_Problem description:_
Select all lines in the records that include "React".

++++ Information shown

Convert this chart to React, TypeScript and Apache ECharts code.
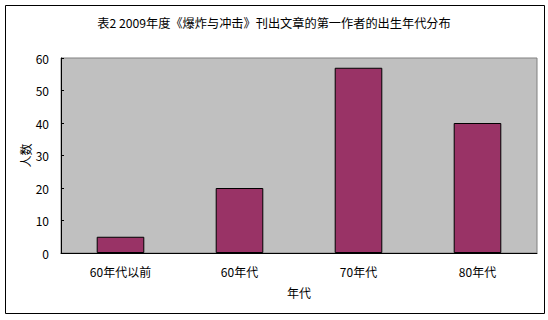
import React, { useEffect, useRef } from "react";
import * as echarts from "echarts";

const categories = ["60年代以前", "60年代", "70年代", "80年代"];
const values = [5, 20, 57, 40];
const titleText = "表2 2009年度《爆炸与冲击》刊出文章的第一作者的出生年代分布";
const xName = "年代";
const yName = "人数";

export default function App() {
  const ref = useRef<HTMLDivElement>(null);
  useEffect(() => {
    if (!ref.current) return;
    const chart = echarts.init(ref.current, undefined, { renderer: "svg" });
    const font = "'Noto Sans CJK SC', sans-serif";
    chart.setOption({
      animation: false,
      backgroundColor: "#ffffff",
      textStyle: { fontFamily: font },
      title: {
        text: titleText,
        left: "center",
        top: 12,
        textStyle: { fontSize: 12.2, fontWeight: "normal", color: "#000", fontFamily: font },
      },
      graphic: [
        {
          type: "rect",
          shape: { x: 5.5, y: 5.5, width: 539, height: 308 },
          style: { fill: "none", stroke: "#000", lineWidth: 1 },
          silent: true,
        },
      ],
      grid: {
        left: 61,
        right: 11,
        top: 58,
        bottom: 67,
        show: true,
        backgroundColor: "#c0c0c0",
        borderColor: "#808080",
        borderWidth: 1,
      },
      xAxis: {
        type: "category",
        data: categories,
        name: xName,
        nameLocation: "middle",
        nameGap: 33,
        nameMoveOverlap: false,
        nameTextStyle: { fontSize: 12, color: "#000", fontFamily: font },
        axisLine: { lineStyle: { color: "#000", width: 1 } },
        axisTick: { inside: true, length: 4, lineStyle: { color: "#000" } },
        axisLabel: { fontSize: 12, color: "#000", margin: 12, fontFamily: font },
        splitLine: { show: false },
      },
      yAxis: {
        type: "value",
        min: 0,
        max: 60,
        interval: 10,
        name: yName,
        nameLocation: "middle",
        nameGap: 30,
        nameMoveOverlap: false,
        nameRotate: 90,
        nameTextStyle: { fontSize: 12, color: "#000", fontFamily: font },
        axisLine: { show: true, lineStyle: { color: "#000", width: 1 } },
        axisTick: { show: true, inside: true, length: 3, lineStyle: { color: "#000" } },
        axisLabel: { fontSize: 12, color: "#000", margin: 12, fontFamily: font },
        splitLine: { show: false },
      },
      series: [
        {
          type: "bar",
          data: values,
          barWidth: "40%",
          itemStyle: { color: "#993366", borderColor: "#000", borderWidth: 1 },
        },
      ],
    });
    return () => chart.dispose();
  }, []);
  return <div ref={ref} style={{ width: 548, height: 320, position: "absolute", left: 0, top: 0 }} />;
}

++++++++
++++ Information shown

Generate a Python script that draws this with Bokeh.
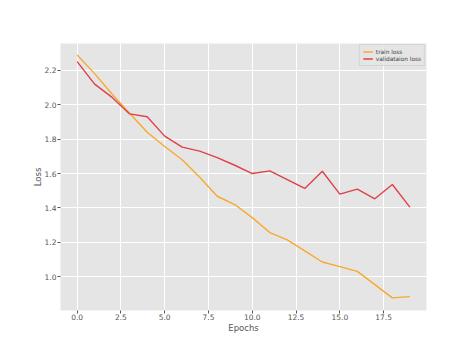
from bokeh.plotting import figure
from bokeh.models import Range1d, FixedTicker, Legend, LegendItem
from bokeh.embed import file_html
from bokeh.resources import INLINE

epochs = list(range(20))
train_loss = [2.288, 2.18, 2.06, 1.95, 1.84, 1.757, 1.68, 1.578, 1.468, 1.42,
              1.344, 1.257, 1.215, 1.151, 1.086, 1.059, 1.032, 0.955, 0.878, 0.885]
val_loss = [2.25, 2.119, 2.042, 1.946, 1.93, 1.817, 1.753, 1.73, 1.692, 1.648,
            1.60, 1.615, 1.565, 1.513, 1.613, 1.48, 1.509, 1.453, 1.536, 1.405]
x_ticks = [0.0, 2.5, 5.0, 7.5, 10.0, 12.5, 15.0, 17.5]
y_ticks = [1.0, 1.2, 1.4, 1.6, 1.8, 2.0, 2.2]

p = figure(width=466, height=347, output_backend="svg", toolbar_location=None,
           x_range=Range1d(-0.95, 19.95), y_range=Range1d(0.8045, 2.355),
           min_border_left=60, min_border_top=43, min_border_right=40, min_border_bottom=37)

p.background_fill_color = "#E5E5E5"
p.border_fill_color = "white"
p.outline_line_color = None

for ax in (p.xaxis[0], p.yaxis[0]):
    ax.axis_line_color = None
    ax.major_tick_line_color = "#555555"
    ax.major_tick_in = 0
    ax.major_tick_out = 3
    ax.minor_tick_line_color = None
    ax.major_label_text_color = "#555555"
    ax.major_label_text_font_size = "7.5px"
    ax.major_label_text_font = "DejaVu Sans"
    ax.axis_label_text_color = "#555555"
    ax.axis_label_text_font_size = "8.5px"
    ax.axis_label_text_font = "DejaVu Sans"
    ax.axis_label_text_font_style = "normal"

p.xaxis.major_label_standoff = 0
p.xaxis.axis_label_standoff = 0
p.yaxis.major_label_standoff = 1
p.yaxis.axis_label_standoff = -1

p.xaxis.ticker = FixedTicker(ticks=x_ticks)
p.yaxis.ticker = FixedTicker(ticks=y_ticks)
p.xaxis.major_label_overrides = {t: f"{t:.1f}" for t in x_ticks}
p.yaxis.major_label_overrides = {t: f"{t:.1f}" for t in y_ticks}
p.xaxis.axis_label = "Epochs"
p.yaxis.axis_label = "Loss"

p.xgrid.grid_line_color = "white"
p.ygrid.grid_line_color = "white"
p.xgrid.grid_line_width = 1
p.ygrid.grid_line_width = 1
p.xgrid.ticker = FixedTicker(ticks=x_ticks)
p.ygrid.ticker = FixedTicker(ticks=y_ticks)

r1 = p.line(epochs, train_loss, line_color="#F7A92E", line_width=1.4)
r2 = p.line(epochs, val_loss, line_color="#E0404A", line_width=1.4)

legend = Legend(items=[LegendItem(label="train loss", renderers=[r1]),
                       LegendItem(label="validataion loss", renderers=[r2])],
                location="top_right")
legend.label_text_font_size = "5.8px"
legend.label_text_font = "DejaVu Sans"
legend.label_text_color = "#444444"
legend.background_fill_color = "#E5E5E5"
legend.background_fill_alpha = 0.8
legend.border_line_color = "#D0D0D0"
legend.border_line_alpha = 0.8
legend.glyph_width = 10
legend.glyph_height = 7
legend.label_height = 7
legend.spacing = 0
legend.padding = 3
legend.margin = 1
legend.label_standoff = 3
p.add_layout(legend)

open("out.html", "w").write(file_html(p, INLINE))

++++++++

_The answer:_
Convert this chart to React, TypeScript and Apache ECharts code.
import React, { useEffect, useRef } from "react";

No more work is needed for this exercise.